- [WHAT YOU ARE ASKED TO DO] Retype the opening lines of the listing below, ending with the line that contains "(1536,836) circle (11);", and leave out any pictures.

start

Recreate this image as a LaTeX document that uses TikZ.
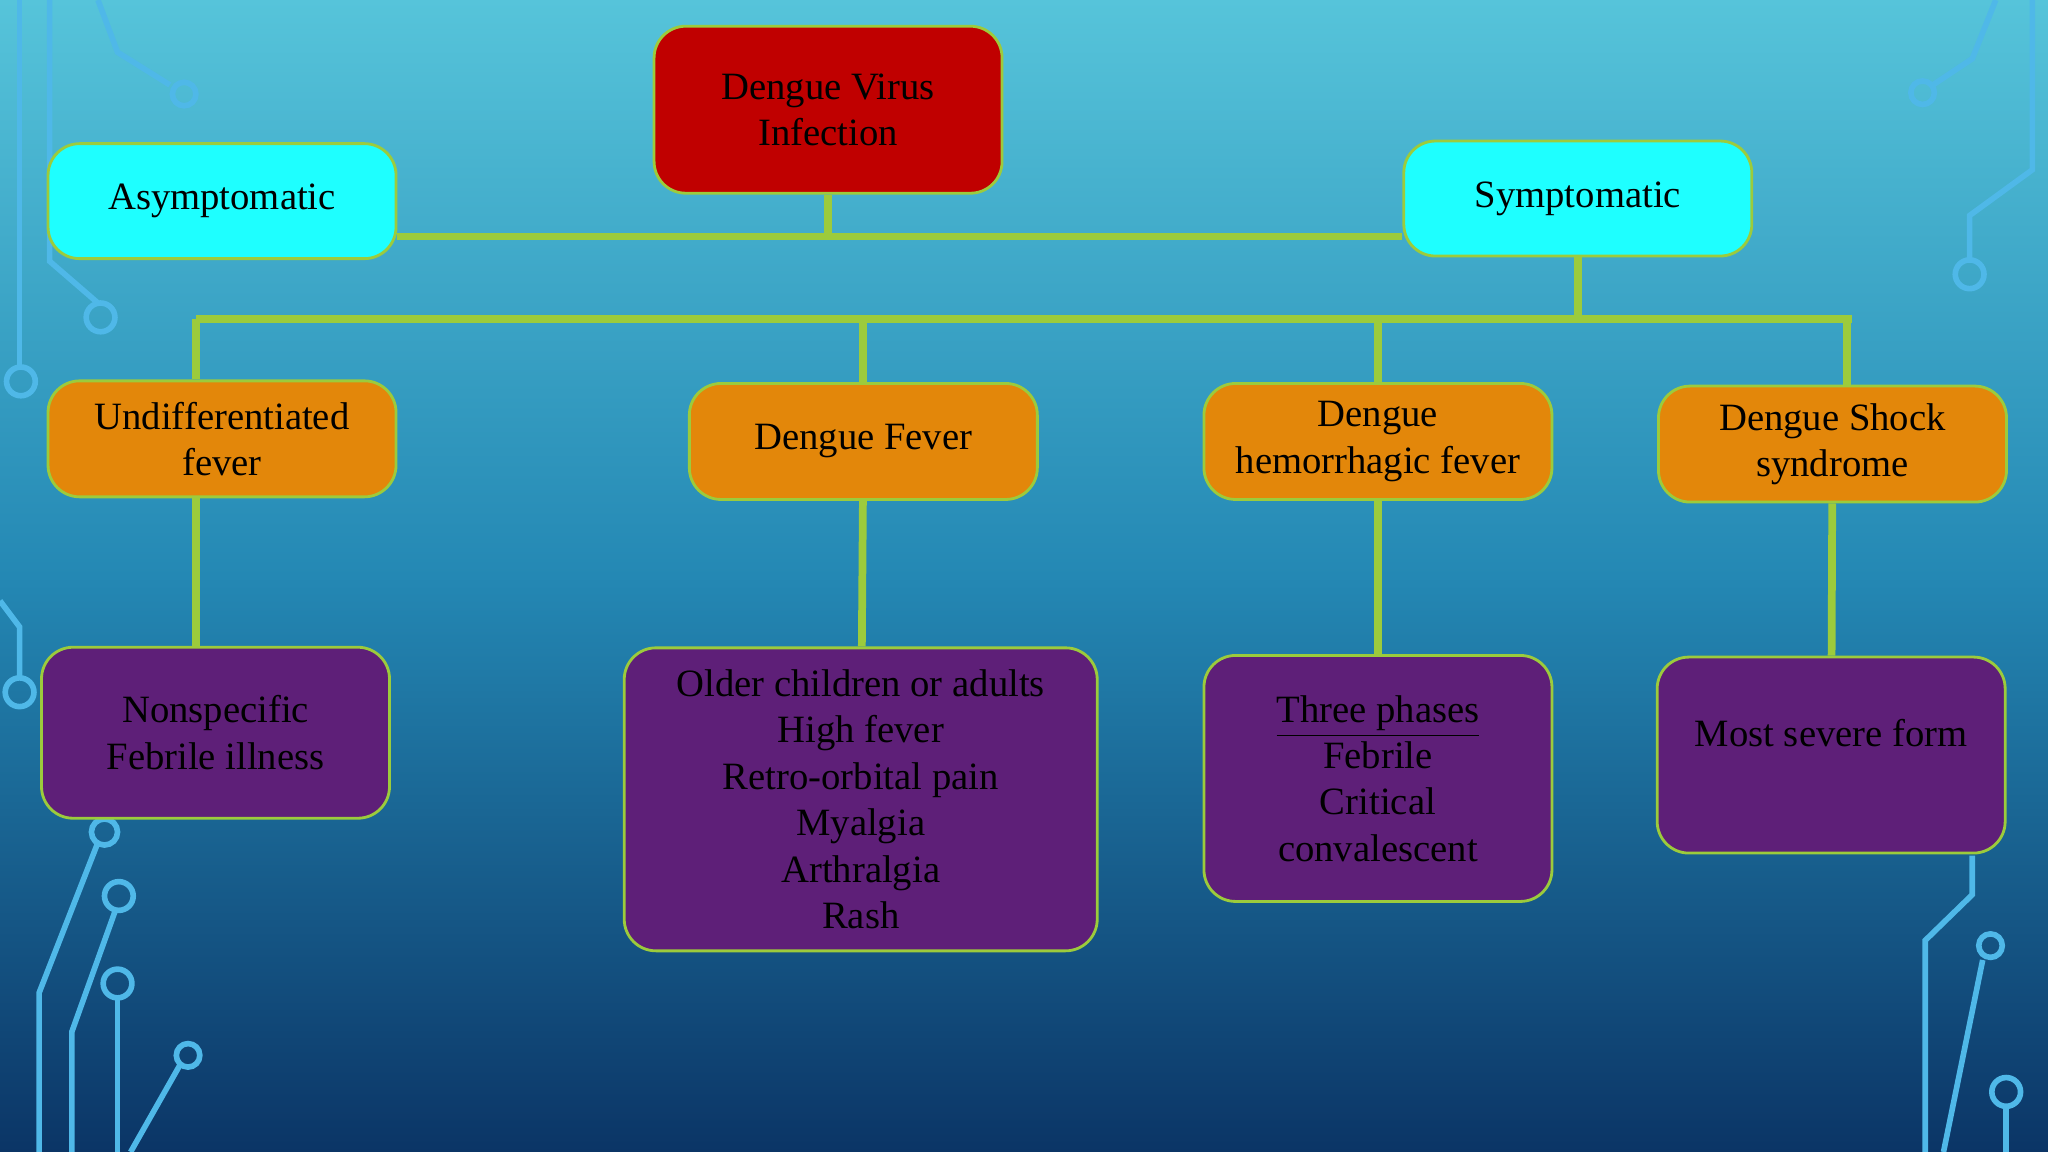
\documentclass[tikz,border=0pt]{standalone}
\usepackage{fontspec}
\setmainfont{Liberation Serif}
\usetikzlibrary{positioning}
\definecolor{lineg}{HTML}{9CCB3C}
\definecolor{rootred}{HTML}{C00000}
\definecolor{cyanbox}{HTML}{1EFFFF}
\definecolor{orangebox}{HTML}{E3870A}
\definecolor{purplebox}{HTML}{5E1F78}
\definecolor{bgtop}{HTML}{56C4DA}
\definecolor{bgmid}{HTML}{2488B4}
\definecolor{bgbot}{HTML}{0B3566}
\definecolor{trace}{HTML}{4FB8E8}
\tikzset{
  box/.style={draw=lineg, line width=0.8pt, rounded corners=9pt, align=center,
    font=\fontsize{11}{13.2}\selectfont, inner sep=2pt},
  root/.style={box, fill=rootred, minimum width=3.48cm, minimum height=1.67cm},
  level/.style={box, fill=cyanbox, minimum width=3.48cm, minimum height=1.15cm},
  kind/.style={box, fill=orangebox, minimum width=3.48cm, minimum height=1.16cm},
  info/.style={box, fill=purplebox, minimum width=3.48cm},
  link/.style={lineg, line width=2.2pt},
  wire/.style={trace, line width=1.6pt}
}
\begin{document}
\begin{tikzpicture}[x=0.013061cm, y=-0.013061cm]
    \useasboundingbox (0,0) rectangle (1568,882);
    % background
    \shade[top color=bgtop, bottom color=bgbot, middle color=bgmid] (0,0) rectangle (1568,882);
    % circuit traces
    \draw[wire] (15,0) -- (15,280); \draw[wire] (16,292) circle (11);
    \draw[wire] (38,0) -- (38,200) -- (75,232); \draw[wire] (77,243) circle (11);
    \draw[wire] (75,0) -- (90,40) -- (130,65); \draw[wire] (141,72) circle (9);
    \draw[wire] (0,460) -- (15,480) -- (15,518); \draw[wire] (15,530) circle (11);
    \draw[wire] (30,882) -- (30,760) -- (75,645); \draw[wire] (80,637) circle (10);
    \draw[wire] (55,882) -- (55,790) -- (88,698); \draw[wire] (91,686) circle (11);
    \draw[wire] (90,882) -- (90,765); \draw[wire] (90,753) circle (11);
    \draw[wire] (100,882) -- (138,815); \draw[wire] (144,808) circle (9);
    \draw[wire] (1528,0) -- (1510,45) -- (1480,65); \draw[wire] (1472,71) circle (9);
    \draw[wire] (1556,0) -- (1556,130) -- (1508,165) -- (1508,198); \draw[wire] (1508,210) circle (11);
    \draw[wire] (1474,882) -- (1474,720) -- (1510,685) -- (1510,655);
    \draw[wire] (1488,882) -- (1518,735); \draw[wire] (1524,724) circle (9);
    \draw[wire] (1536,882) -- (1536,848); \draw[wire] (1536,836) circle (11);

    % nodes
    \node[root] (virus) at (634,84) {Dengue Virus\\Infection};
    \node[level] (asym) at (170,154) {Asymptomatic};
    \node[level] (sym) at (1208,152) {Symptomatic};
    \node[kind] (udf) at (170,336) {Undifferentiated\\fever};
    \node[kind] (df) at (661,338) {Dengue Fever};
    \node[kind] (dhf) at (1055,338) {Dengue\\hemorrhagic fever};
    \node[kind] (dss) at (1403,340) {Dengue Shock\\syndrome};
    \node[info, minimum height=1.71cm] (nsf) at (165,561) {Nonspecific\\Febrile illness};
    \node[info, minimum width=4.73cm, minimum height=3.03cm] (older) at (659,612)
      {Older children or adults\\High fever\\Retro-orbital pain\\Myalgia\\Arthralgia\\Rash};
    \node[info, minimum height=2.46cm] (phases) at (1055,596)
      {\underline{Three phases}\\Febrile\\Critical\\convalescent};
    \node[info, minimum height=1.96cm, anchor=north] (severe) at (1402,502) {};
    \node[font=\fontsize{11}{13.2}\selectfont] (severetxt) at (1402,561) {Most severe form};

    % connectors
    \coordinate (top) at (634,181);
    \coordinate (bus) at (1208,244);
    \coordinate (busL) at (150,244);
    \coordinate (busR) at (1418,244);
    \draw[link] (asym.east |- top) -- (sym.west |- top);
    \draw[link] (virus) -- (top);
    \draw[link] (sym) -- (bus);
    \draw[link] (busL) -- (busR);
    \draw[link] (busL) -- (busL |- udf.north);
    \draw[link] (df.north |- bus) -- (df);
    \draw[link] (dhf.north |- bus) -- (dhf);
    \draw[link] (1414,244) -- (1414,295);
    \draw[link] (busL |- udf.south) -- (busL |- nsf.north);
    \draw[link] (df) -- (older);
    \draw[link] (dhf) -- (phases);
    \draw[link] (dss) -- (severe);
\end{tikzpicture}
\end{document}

end

- [RESPONSE TO THIS EXERCISE]
Recreate this image as a LaTeX document that uses TikZ.
\documentclass[tikz,border=0pt]{standalone}
\usepackage{fontspec}
\setmainfont{Liberation Serif}
\usetikzlibrary{positioning}
\definecolor{lineg}{HTML}{9CCB3C}
\definecolor{rootred}{HTML}{C00000}
\definecolor{cyanbox}{HTML}{1EFFFF}
\definecolor{orangebox}{HTML}{E3870A}
\definecolor{purplebox}{HTML}{5E1F78}
\definecolor{bgtop}{HTML}{56C4DA}
\definecolor{bgmid}{HTML}{2488B4}
\definecolor{bgbot}{HTML}{0B3566}
\definecolor{trace}{HTML}{4FB8E8}
\tikzset{
  box/.style={draw=lineg, line width=0.8pt, rounded corners=9pt, align=center,
    font=\fontsize{11}{13.2}\selectfont, inner sep=2pt},
  root/.style={box, fill=rootred, minimum width=3.48cm, minimum height=1.67cm},
  level/.style={box, fill=cyanbox, minimum width=3.48cm, minimum height=1.15cm},
  kind/.style={box, fill=orangebox, minimum width=3.48cm, minimum height=1.16cm},
  info/.style={box, fill=purplebox, minimum width=3.48cm},
  link/.style={lineg, line width=2.2pt},
  wire/.style={trace, line width=1.6pt}
}
\begin{document}
\begin{tikzpicture}[x=0.013061cm, y=-0.013061cm]
    \useasboundingbox (0,0) rectangle (1568,882);
    % background
    \shade[top color=bgtop, bottom color=bgbot, middle color=bgmid] (0,0) rectangle (1568,882);
    % circuit traces
    \draw[wire] (15,0) -- (15,280); \draw[wire] (16,292) circle (11);
    \draw[wire] (38,0) -- (38,200) -- (75,232); \draw[wire] (77,243) circle (11);
    \draw[wire] (75,0) -- (90,40) -- (130,65); \draw[wire] (141,72) circle (9);
    \draw[wire] (0,460) -- (15,480) -- (15,518); \draw[wire] (15,530) circle (11);
    \draw[wire] (30,882) -- (30,760) -- (75,645); \draw[wire] (80,637) circle (10);
    \draw[wire] (55,882) -- (55,790) -- (88,698); \draw[wire] (91,686) circle (11);
    \draw[wire] (90,882) -- (90,765); \draw[wire] (90,753) circle (11);
    \draw[wire] (100,882) -- (138,815); \draw[wire] (144,808) circle (9);
    \draw[wire] (1528,0) -- (1510,45) -- (1480,65); \draw[wire] (1472,71) circle (9);
    \draw[wire] (1556,0) -- (1556,130) -- (1508,165) -- (1508,198); \draw[wire] (1508,210) circle (11);
    \draw[wire] (1474,882) -- (1474,720) -- (1510,685) -- (1510,655);
    \draw[wire] (1488,882) -- (1518,735); \draw[wire] (1524,724) circle (9);
    \draw[wire] (1536,882) -- (1536,848); \draw[wire] (1536,836) circle (11);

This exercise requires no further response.